I purchased my first Subaru this past June. It is a 2000 Outback Wagon automatic. So far I have loved this car except for the poor gas mileage. About 10 days ago my ck engine light came on and I took it in to my mech and he replaced the radiator hose and changed the engine plugs. The next day the ck engine light came back on and I took it in again. The alternator was making a racket and they said the bearing was bad and they replaced the alternator as the bearing couldn’t just be changed. A couple days later the ck engine light came back on and I took it back in. They replaced one of the fuel injectors hoping that was it. The next day the ck engine light came back on and the temp gauge went up to HOT. Limped it in and it was the temp gauge. Am wondering if there is anyone who has had a multitude of problems with this particular model. Wondering if I should sell it and cut my losses before I spend more money. It has 173,000 miles on it and not sure when the timing belt was changed so am going to need that ASAP. Mech said it looks fine but it makes me nervous as I don’t want it to break and lose everything.
I can’t speak about your check engine light . . .
But . . . if you don’t know when the timing belt was replaced, it should be a priority.
Granted, a lot of details about the process are unknown to me, but from the way your post is worded I might have some reservations about the person doing the work on this car. There are too many things there that come across as the shotgun approach to doing things and that seldom works out well.
I would suggest getting a chain type auto parts house to scan the car for you and tell you what codes are present. Post their codes here and we’ll try to help as much as the net will allow.

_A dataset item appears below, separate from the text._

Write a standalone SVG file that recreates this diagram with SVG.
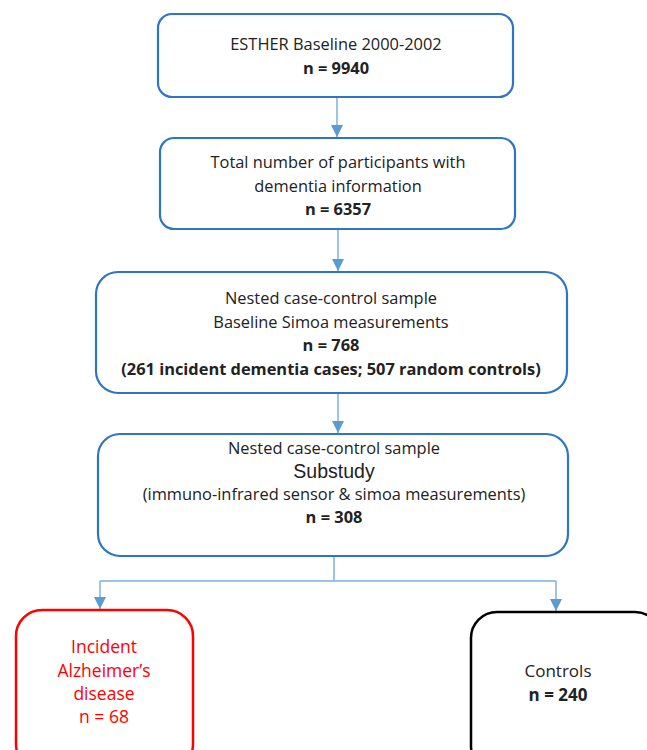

A visual inspection of a timing belt is usually pointless and I find it hard to believe that someone started removing belt covers and so on to tell you this; especially if done for free.

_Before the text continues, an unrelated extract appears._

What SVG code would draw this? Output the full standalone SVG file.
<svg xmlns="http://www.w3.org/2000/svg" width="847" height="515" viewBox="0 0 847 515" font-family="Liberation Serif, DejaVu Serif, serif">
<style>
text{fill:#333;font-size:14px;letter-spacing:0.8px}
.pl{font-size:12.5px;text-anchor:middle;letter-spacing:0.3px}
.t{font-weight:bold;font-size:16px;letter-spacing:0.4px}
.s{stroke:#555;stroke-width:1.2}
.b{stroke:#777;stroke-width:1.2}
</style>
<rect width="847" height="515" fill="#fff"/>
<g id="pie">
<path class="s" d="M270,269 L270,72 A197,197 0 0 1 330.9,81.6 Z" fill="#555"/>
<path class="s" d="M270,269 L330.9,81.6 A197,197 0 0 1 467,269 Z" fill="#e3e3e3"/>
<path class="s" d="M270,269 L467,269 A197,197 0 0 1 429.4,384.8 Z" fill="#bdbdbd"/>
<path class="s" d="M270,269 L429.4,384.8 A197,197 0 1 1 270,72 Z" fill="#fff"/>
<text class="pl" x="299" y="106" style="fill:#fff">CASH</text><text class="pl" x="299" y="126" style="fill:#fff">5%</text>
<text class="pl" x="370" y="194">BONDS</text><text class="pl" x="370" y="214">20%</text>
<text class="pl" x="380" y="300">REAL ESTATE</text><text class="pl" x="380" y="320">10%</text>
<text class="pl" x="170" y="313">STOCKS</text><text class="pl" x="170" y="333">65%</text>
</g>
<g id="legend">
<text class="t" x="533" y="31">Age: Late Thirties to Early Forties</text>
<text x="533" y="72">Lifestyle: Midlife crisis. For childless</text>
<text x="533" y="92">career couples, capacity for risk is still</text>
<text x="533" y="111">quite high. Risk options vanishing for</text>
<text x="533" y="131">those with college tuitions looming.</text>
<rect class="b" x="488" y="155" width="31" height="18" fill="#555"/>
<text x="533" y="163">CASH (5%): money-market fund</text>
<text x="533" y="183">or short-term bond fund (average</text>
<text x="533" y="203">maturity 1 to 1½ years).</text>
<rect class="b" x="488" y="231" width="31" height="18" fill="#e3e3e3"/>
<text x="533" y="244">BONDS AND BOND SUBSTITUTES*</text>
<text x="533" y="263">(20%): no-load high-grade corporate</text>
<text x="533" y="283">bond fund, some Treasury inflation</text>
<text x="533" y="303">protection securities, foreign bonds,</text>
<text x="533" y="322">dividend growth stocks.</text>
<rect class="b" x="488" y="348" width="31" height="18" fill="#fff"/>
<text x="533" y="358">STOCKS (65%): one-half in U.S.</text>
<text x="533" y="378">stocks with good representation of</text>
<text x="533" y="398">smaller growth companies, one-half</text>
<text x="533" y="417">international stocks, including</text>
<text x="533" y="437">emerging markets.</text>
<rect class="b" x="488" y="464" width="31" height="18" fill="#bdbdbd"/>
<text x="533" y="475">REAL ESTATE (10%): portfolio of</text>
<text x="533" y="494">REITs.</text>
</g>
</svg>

While it’s generally not feasible, alternator bearings can be replaced on a Subaru (I’ve done it) and the odds of a temperature gauge failure are very, very remote.

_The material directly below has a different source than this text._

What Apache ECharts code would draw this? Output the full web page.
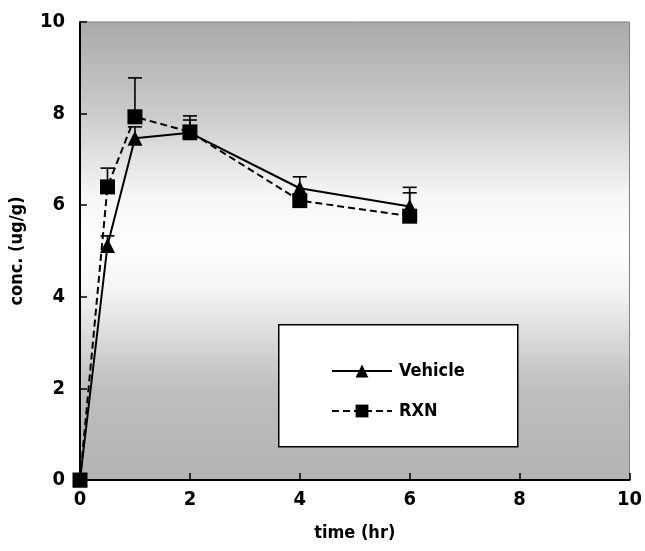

I agree with the other poster about getting a different mechanic. The temperature spike is often associated with head gasket failure on this vintage Outback. The thermostat should also be checked, as well as the more basic coolant level. It sounds like the person you’re using is throwing parts at things and doing too much guessing.
Have the coolant checked for exhaust gases.
When the check engine light came on, what codes were thrown? I ask because a mechanic replacing parts in the hope that that it fixes it sounds shady.
I agree with the others, from your description of events, it does sound like you need another mechanic. But for now, take advantage of the free code reading that several auto parts stores like AutoZone offer.
When you have this done, they will enter the code into their computer and should give you a print out on a cash register receipt. If they just tell you what the computer says is wrong, then ask them for the print out. At the top of the print out will be a code that starts with a P and has 4 numbers following it. It will be something like P0171 or something like that.
All we need to see is the code. The cash register printout will have suggested remedies, and we may agree with them, but sometimes, someone here will have a particular insight to a particular code on a particular vehicle that is different from the generic answer.